L'annonce d'un cancer pédiatrique ne s'improvise pas
L’une des clés pour améliorer l’annonce d’une maladie grave est la formation. Au CHU d’Angers, les internes apprennent à annoncer des cancers pédiatriques lors de mises en situation avec des comédiens.
CHU d’Angers, 10 heures du matin. Les soignants font le point sur les patients qui viennent d’arriver.
"On va parler de Hugo qui a 11 ans… Hugo s’est autopalpé une adénopathie cervicale, qui a augmenté depuis 3 semaines, il a perdu 3 kilos, avec une fièvre à 38,5 depuis 10 jours. Hugo a été adressé en consultation ORL pour une biopsie dont le résultat anatomopathologique est un lymphome de Hodgkin scléro-nodulaire", explique le Dr Stéphanie Proust, oncologue pédiatre au CHU d'Angers.
Les symptômes laissaient peu de place au doute. Les examens ont confirmé le diagnostic. Hugo, 11 ans, souffre bien d’un cancer du sang. C’est Sarah qui est chargée de l’annoncer à ses parents.
Un exercice essentiel pour les futurs médecins
Le moment est solennel, l’angoisse palpable. Sauf que tout est faux, les parents sont des comédiens et Sarah pas encore tout à fait médecin. Elle est interne en 6e année de pédiatrie.
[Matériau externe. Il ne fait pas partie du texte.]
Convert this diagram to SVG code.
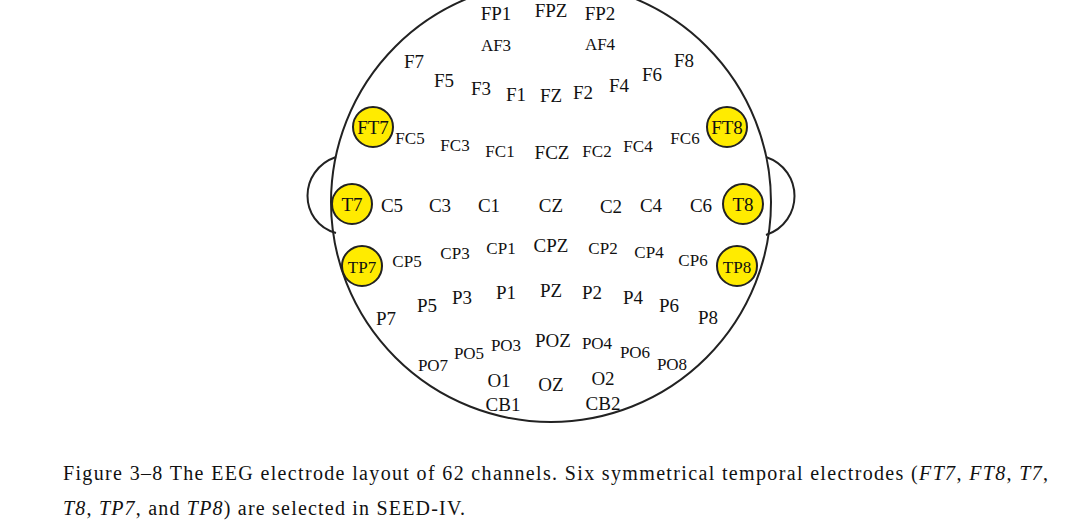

Cette consultation est une formation à l’annonce du cancer.
"Je voulais savoir ce qui vous a été dit de ce qui se passait pour Hugo ?", demande Sarah-Rita Bouhmouch, interne en pédiatrie au CHRU de Tours.
"On nous a dit que c'était un cancer et qu'on voit avec vous...Il est jeune quand même... On peut pas arriver aussi vite à dire que c'est un cancer... Ça peut être une erreur en fait...", commence le comédien.
Evoquer la possibilité d'un décès
Comme prévu dans le scénario, l’acteur joue le déni, mais Sarah ne se laisse pas déstabiliser. Elle insiste même pour qu’il s’asseye.
"Cette maladie qu’ils ont réussi à bien définir, est un lymphome. Est-ce que vous c’est quelque chose qui vous parle comme maladie le lymphome ? C’est un cancer du sang tout à fait", renchérit Sarah.
La salle est truffée de caméras et de micros, ce qui permet de diffuser la scène en direct dans la pièce d’à côté où un médecin et une psychologue scrutent les moindres faits et gestes de l’interne.
"On va observer sa posture, la manière dont il va parler, les mots qu’il va employer, est-ce qu’il va par exemple parler de cancer, est-ce qu’il va s’ajuster aux réactions que les parents vont avoir en face...", précise le Dr Stéphanie Proust.
"L’annonce d’un cancer, c’est dire ce qu’on n’a pas envie de dire à quelqu’un qui n’a pas envie de l’entendre. On vient générer un traumatisme pour les parents, pour l’enfant, pour l’adolescent parce qu’annoncer un cancer, c’est annoncer un risque de mort possible", explique Ingrid Cartier, psychologue en oncologie pédiatrique.
Une formation en cours de mise en place
Sarah doit réussir à capter l’attention des parents pris par l’émotion mais ils fuient sans cesse son regard.
"Je sais que ça fait énormément d’informations pour vous. Le lymphome de Hodgkin, est un cancer qu’on connaît et si on vous propose une chimiothérapie et un traitement, c’est parce que c’est un cancer qu’on arrive aussi à guérir", précise Sarah.
La consultation va durer 20 minutes pendant lesquelles l’interne doit rassurer les parents et donner toutes les informations sur les traitements. Finalement Sarah s’en est très bien sortie malgré ses doutes.
Le débriefing en présence des autres internes est une étape essentielle de la formation. Il permet de se préparer au mieux à ce moment délicat.
Depuis la réforme du 3e cycle, ce type de formation est inscrit dans le programme des études de médecine mais tous les hôpitaux ne le proposent pas encore.